4. Security System Design in Multitenant Buildings Requires Cooperation
This is Casey Laughman, managing editor of Building Operating Management magazine. Today's tip is that designing a security system in a multitenant building requires getting all the tenants on the same page.
After the initial information-gathering, and once there is a good understanding of the facilities and the various tenant operations, an initial common meeting of the tenants to discuss the facility's overall security needs and operations is a good beginning. Some types of tenants express particular concern about integrating systems. That's especially true of professional services tenants, such as legal and accounting firms.
The main system manufacturer often becomes an item of contention. And while there are systems that can communicate between systems, they also tend to be very expensive.
Nevertheless, integration is possible, usually via physical security information management systems. And partitioned databases, like those used for building access control, can help safeguard a tenant's client list.
Building owners might not be experts at security system integration. If not, they should look for an accredited, independent security consultant. A consultant can act as an advisor and moderate the discussion. In that case, it will be important that the consultant is hired by all parties so that there is no conflict of interest. Ultimately, the building owner and tenants might decide that greater integration of technology is needed.
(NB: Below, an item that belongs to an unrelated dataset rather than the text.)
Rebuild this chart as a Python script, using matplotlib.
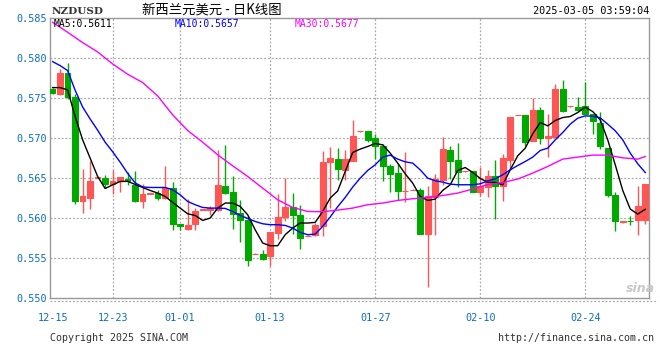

Even if individual tenant systems are not integrated, getting all tenants to cooperate can yield substantial security benefits. A case in point is a package control or package pass system in the lobby of a multitenant building. The key is the tenants: They typically have to provide the person with a package pass or alert lobby security staff that a package is headed out of the building. If not, it can lead to confusion and disruption when someone leaves the building with a package, regardless of whether they're supposed to or not.